Copy out precisely the lines beginning at the line that contains "Rebuild this chart" and ending at the line that contains "W).attr('height', H).attr('fill', 'url(#bg)');", including both.

________________________

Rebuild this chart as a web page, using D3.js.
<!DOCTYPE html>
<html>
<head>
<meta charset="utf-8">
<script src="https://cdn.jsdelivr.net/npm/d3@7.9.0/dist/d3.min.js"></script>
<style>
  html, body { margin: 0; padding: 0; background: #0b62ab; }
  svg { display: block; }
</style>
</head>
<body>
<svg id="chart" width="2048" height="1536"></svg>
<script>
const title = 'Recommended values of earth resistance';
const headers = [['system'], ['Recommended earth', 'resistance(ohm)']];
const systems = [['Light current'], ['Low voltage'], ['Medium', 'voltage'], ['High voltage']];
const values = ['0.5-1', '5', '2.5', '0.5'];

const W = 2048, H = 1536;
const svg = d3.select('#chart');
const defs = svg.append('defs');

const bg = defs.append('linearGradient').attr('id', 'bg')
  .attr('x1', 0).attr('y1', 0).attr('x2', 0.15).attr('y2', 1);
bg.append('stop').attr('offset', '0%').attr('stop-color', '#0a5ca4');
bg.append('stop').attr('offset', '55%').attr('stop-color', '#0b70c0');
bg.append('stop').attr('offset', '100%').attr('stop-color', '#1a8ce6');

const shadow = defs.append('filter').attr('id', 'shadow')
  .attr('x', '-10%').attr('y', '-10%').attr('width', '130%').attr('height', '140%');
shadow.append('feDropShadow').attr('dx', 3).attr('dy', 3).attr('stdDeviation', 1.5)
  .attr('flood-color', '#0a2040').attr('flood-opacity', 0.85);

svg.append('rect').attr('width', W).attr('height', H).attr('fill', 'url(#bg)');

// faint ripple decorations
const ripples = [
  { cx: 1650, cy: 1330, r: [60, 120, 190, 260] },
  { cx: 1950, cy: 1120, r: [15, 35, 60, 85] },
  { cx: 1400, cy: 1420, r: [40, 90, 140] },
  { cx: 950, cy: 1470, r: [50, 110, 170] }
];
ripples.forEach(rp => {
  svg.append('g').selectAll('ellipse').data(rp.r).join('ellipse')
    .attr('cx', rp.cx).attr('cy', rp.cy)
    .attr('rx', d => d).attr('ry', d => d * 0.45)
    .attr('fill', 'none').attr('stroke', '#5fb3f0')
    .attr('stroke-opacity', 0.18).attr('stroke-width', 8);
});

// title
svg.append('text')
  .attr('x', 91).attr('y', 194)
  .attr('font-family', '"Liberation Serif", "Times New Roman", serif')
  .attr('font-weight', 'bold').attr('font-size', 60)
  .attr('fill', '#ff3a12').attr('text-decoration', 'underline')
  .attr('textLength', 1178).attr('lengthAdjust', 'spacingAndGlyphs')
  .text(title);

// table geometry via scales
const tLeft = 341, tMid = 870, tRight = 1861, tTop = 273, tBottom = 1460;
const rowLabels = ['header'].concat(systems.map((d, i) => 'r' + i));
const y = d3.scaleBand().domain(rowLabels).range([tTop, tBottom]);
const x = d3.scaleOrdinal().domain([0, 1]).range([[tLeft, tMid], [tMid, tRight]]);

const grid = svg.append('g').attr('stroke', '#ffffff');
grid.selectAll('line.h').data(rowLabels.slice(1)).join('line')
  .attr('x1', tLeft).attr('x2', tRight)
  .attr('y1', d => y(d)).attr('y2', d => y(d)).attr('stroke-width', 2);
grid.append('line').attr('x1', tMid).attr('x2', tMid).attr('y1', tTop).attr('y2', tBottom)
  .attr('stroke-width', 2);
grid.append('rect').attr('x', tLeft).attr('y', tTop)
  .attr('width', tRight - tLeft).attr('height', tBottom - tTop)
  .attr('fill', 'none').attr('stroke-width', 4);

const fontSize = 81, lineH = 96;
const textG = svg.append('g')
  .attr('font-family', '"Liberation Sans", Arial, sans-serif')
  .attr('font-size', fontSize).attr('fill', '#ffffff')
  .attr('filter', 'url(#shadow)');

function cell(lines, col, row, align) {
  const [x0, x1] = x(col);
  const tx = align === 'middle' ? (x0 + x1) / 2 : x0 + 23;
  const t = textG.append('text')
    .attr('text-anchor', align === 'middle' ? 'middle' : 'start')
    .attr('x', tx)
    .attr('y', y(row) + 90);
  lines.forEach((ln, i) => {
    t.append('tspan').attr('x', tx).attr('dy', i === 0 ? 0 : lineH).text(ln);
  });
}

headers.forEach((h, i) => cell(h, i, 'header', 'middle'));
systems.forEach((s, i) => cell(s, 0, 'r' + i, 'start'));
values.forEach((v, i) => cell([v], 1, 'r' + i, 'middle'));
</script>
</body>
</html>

________________________

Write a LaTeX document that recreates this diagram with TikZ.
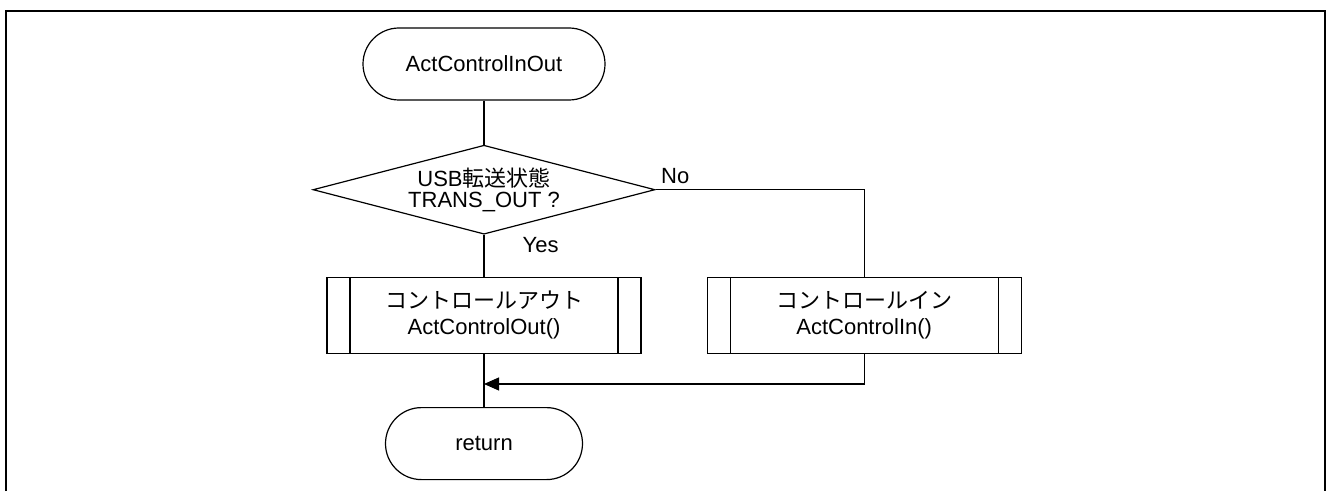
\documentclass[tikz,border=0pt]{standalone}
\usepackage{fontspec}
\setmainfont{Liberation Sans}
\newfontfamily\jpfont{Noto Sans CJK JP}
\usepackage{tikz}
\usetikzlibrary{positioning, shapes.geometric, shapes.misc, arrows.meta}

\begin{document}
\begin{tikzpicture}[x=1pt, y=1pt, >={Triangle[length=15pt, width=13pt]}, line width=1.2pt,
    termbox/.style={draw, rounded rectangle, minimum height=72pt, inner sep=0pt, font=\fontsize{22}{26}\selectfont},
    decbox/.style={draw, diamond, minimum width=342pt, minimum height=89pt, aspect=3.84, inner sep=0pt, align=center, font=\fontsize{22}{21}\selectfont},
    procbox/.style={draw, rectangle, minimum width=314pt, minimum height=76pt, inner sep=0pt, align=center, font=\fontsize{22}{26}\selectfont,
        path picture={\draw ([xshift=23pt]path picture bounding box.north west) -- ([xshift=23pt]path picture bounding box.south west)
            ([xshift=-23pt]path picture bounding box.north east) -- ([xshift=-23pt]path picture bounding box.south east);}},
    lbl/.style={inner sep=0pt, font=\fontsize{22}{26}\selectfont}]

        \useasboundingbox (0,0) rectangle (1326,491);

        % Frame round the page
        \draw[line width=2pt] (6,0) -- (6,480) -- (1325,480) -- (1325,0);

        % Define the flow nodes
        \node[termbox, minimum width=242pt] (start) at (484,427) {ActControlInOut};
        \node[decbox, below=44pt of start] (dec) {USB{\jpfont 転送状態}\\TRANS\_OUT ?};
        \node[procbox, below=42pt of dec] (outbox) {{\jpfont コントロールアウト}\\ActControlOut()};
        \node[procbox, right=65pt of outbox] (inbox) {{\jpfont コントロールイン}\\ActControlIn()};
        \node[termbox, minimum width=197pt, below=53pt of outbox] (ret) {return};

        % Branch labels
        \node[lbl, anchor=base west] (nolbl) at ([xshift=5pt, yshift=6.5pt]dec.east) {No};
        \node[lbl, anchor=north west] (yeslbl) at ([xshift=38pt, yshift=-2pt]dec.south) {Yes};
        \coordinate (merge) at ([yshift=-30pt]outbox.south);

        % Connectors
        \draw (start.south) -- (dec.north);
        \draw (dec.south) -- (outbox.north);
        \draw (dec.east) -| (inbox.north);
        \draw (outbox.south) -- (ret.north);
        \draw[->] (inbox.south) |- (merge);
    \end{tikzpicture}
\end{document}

________________________

→ **Output for this exercise**:
Rebuild this chart as a web page, using D3.js.
<!DOCTYPE html>
<html>
<head>
<meta charset="utf-8">
<script src="https://cdn.jsdelivr.net/npm/d3@7.9.0/dist/d3.min.js"></script>
<style>
  html, body { margin: 0; padding: 0; background: #0b62ab; }
  svg { display: block; }
</style>
</head>
<body>
<svg id="chart" width="2048" height="1536"></svg>
<script>
const title = 'Recommended values of earth resistance';
const headers = [['system'], ['Recommended earth', 'resistance(ohm)']];
const systems = [['Light current'], ['Low voltage'], ['Medium', 'voltage'], ['High voltage']];
const values = ['0.5-1', '5', '2.5', '0.5'];

const W = 2048, H = 1536;
const svg = d3.select('#chart');
const defs = svg.append('defs');

const bg = defs.append('linearGradient').attr('id', 'bg')
  .attr('x1', 0).attr('y1', 0).attr('x2', 0.15).attr('y2', 1);
bg.append('stop').attr('offset', '0%').attr('stop-color', '#0a5ca4');
bg.append('stop').attr('offset', '55%').attr('stop-color', '#0b70c0');
bg.append('stop').attr('offset', '100%').attr('stop-color', '#1a8ce6');

const shadow = defs.append('filter').attr('id', 'shadow')
  .attr('x', '-10%').attr('y', '-10%').attr('width', '130%').attr('height', '140%');
shadow.append('feDropShadow').attr('dx', 3).attr('dy', 3).attr('stdDeviation', 1.5)
  .attr('flood-color', '#0a2040').attr('flood-opacity', 0.85);

svg.append('rect').attr('width', W).attr('height', H).attr('fill', 'url(#bg)');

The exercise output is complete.